Influence on Postwar Small-Arms Thinking
Even before the Reich collapsed, allied and Soviet intelligence were dissecting captured Sturmgewehrs. The rifle’s concept—intermediate cartridge, select fire, high-capacity magazine, and lightweight construction—directly inspired a generation of designers. Mikhail Kalashnikov’s AK-47, fielded in 1949, adopted the 7.62×39mm M43 round, itself heavily influenced by the German Kurz, and married it to a rotating bolt and long-stroke gas piston in a configuration that owed a conceptual debt to the Sturmgewehr. In the West, the Spanish CETME and later the Heckler & Koch G3 echoed the German development lineage, while the US gradually moved toward the intermediate 5.56×45mm cartridge and the M16 rifle by the 1960s.
The urban lesson of the Sturmgewehr—that infantry need a one-weapon solution for close and medium distances—became a foundational principle of modern small-arms doctrine. Today, every standard-issue military rifle, from the M4 carbine to the QBZ-95, is a direct philosophical descendant. The very term “assault rifle” and the class of weapon it defines trace back to Hitler’s propaganda label of “Sturmgewehr.” When soldiers stack on a doorframe today, the weapon in their hands owes its basic operating logic to the wartime experiments that produced the MP43/StG44.
Museums that hold surviving examples, such as the Forgotten Weapons online reference or the Imperial War Museum, often highlight the Sturmgewehr as a turning point. Detailed technical breakdowns note how its straight-line layout, elevated sights, and ergonomic pistol grip were decades ahead of their time. The rifle endures not merely as a collector’s item but as a teaching tool for modern weapon designers studying how to balance weight, power, and controllability in one platform.

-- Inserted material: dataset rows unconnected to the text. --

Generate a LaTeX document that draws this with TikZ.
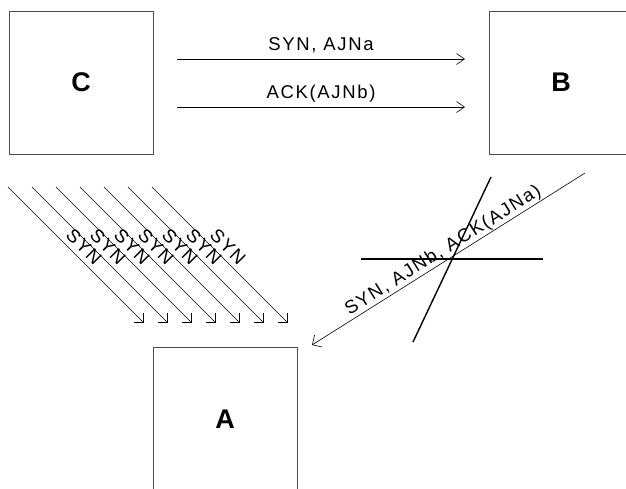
\documentclass[tikz,border=0pt]{standalone}
\usepackage{fontspec}
\setmainfont{Liberation Sans}
\newfontfamily\lblfont[LetterSpace=9]{Liberation Sans}
\usetikzlibrary{arrows.meta}
\begin{document}
\begin{tikzpicture}[x=1pt,y=-1pt,
  box/.style={draw=black!70, line width=0.9pt, minimum width=144pt, minimum height=143pt, inner sep=0pt, font=\fontsize{27}{27}\selectfont\bfseries},
  msg/.style={draw, line width=0.6pt, -{Straight Barb[length=8pt,width=11pt]}},
  dmsg/.style={draw, line width=0.6pt, -{Straight Barb[length=7pt,width=14pt]}},
  lbl/.style={font=\lblfont\fontsize{18.5}{18.5}\selectfont, sloped, anchor=base, inner sep=0pt},
  cross/.style={draw, line width=1.4pt}]
\useasboundingbox (0,0) rectangle (626,488);
\node[box] (C) at (81,82.5) {C};
\node[box] (B) at (561,82.5) {B};
\node[box] (A) at (225,419) {A};
% C -> B messages
\coordinate (c1) at (177,59); \coordinate (b1) at (465,59);
\coordinate (c2) at (177,107); \coordinate (b2) at (465,107);
\draw[msg] (c1) -- node[lbl, yshift=9pt]{SYN, AJNa} (b1);
\draw[msg] (c2) -- node[lbl, yshift=9pt]{ACK(AJNb)} (b2);
% SYN flood towards A
\foreach \i in {0,...,6} {
  \coordinate (s\i) at ({8+24*\i},187);
  \coordinate (e\i) at ({144+24*\i},323);
  \draw[dmsg] (s\i) -- node[lbl, yshift=5pt]{SYN} (e\i);
}
% B -> A message
\coordinate (bs) at (585,173); \coordinate (be) at (312,345);
\draw[dmsg] (bs) -- node[lbl, yshift=5pt]{SYN, AJNb, ACK(AJNa)} (be);
% cross
\coordinate (x1) at (361,259); \coordinate (x2) at (543,259);
\coordinate (x3) at (491,177); \coordinate (x4) at (413,342);
\draw[cross] (x1) -- (x2);
\draw[cross] (x3) -- (x4);
\end{tikzpicture}
\end{document}
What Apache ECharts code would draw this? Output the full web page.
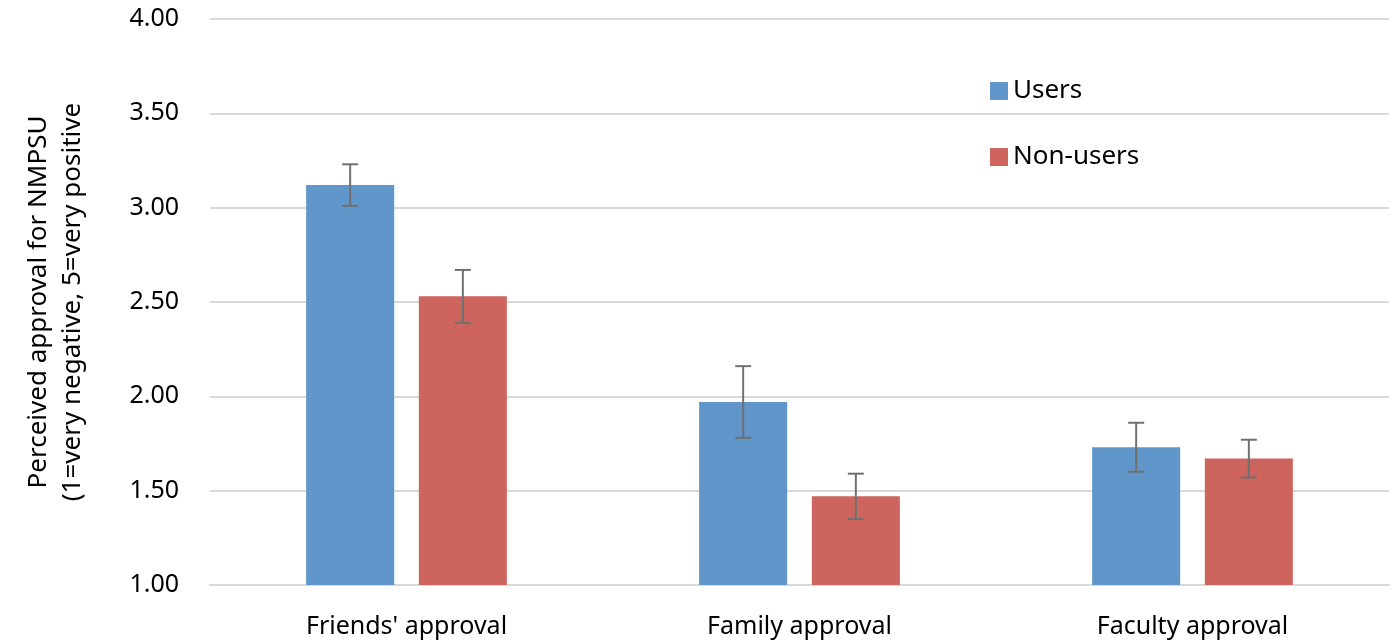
<!DOCTYPE html>
<html>
<head>
<meta charset="utf-8">
<script src="https://cdn.jsdelivr.net/npm/echarts@6/dist/echarts.min.js"></script>
<style>
html,body{margin:0;padding:0;background:#fff;}
#chart{width:1392px;height:643px;}
</style>
</head>
<body>
<div id="chart"></div>
<script>
const categories = ["Friends' approval", "Family approval", "Faculty approval"];
const seriesNames = ["Users", "Non-users"];
const usersValues = [3.12, 1.97, 1.73];
const nonUsersValues = [2.53, 1.47, 1.67];
const usersErr = [0.11, 0.19, 0.13];
const nonUsersErr = [0.14, 0.12, 0.10];
const yTicks = [1.0, 1.5, 2.0, 2.5, 3.0, 3.5, 4.0];

const FONT = "'Noto Sans', sans-serif";
const BAR_PCT = 0.224, GAP_PCT = 0.28;

function errSeries(vals, errs, sign) {
  return {
    type: 'custom',
    silent: true,
    z: 5,
    data: vals.map((v, i) => [i, v, errs[i]]),
    renderItem: function (params, api) {
      const i = api.value(0), v = api.value(1), e = api.value(2);
      const band = api.size([1, 0])[0];
      const bw = band * BAR_PCT;
      const off = sign * bw * (1 + GAP_PCT) / 2;
      const top = api.coord([i, v + e]);
      const bot = api.coord([i, v - e]);
      const x = top[0] + off;
      const cap = 8;
      const style = { stroke: '#707070', lineWidth: 2 };
      return {
        type: 'group',
        children: [
          { type: 'line', shape: { x1: x, y1: top[1], x2: x, y2: bot[1] }, style: style },
          { type: 'line', shape: { x1: x - cap, y1: top[1], x2: x + cap, y2: top[1] }, style: style },
          { type: 'line', shape: { x1: x - cap, y1: bot[1], x2: x + cap, y2: bot[1] }, style: style }
        ]
      };
    }
  };
}

const chart = echarts.init(document.getElementById('chart'));
chart.setOption({
  animation: false,
  backgroundColor: '#fff',
  grid: { left: 210, right: 3, top: 19, bottom: 58 },
  legend: {
    data: seriesNames,
    orient: 'vertical',
    left: 985,
    top: 73,
    itemWidth: 18,
    itemHeight: 18,
    itemGap: 40,
    icon: 'rect',
    textStyle: { fontFamily: FONT, fontSize: 26, color: '#000' }
  },
  xAxis: {
    type: 'category',
    data: categories,
    axisLine: { lineStyle: { color: '#d9d9d9', width: 2 } },
    axisTick: { show: false },
    axisLabel: { fontFamily: FONT, fontSize: 25, color: '#000', margin: 29 }
  },
  yAxis: {
    type: 'value',
    min: yTicks[0],
    max: yTicks[yTicks.length - 1],
    interval: 0.5,
    name: 'Perceived approval for NMPSU\n(1=very negative, 5=very positive',
    nameLocation: 'middle',
    nameGap: 120,
    nameRotate: 90,
    nameTextStyle: { fontFamily: FONT, fontSize: 26, color: '#000', lineHeight: 34 },
    axisLine: { show: false },
    axisTick: { show: false },
    splitLine: { lineStyle: { color: '#d9d9d9', width: 2 } },
    axisLabel: {
      fontFamily: FONT, fontSize: 25, color: '#000', margin: 31,
      formatter: v => v.toFixed(2)
    }
  },
  series: [
    {
      name: seriesNames[0], type: 'bar', data: usersValues,
      barWidth: (BAR_PCT * 100) + '%', barGap: (GAP_PCT * 100) + '%',
      itemStyle: { color: '#6096C9' }
    },
    {
      name: seriesNames[1], type: 'bar', data: nonUsersValues,
      barWidth: (BAR_PCT * 100) + '%', barGap: (GAP_PCT * 100) + '%',
      itemStyle: { color: '#CD655E' }
    },
    errSeries(usersValues, usersErr, -1),
    errSeries(nonUsersValues, nonUsersErr, 1)
  ]
});
</script>
</body>
</html>
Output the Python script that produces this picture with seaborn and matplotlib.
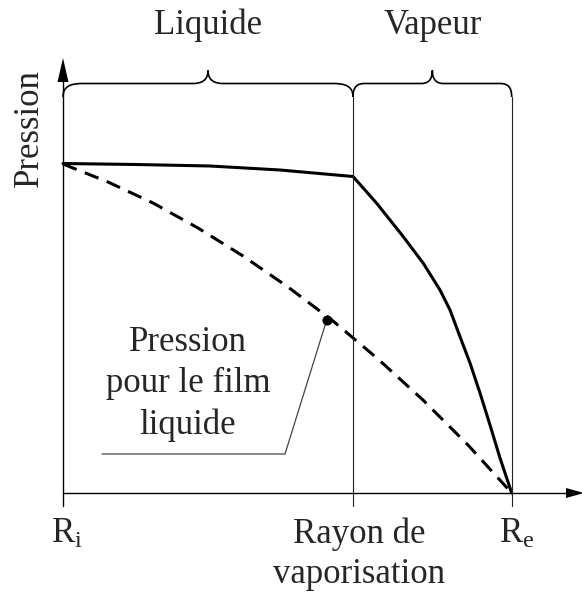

Lessons for Today’s Urban Combat Environment
While materials and electronics have evolved, the core requirements of urban small arms remain strikingly similar to those the Sturmgewehr first addressed. The same challenges of mixed engagement ranges, barrier penetration, and rapid target engagement persist in battles ranging from Mogadishu to Mosul. Contemporary rifles add optics, suppressors, and accessory rails, yet the basic design philosophy—select-fire, intermediate cartridge, detachable magazine—has not been overturned. In fact, urban engagements have repeatedly validated the assault rifle concept, with modern forces favouring compact carbines that mirror the Sturmgewehr’s size and handling characteristics.
For historians and military analysts, the Sturmgewehr’s urban warfare legacy serves as a case study in how a technological leap can compress tactical timelines. A smaller number of soldiers with assault rifles could hold a building against a larger force armed with bolt-action rifles or SMGs, forcing attackers to adapt with heavier support weapons or armour. That dynamic—firepower asymmetry on a city block—became a staple of urban warfare theory after 1945.
Conclusion
The Sturmgewehr 44 did not win the war for Germany, nor did it see universal issue. Yet its introduction into the urban cauldron of the Second World War marked a definitive shift in how infantry would fight in cities. By combining the rifle’s accuracy and punch with the submachine gun’s rate of fire, the weapon gave soldiers a tool that matched the tempo of room-clearing, street-fighting, and rubble warfare. Its influence outlived the Third Reich, shaping the armament of every major military and becoming the archetype of the modern infantry rifle. In the story of urban warfare, the Sturmgewehr stands as the bridge between the industrial-age battalion volleys and the fast, decentralised firefights that define city battles today.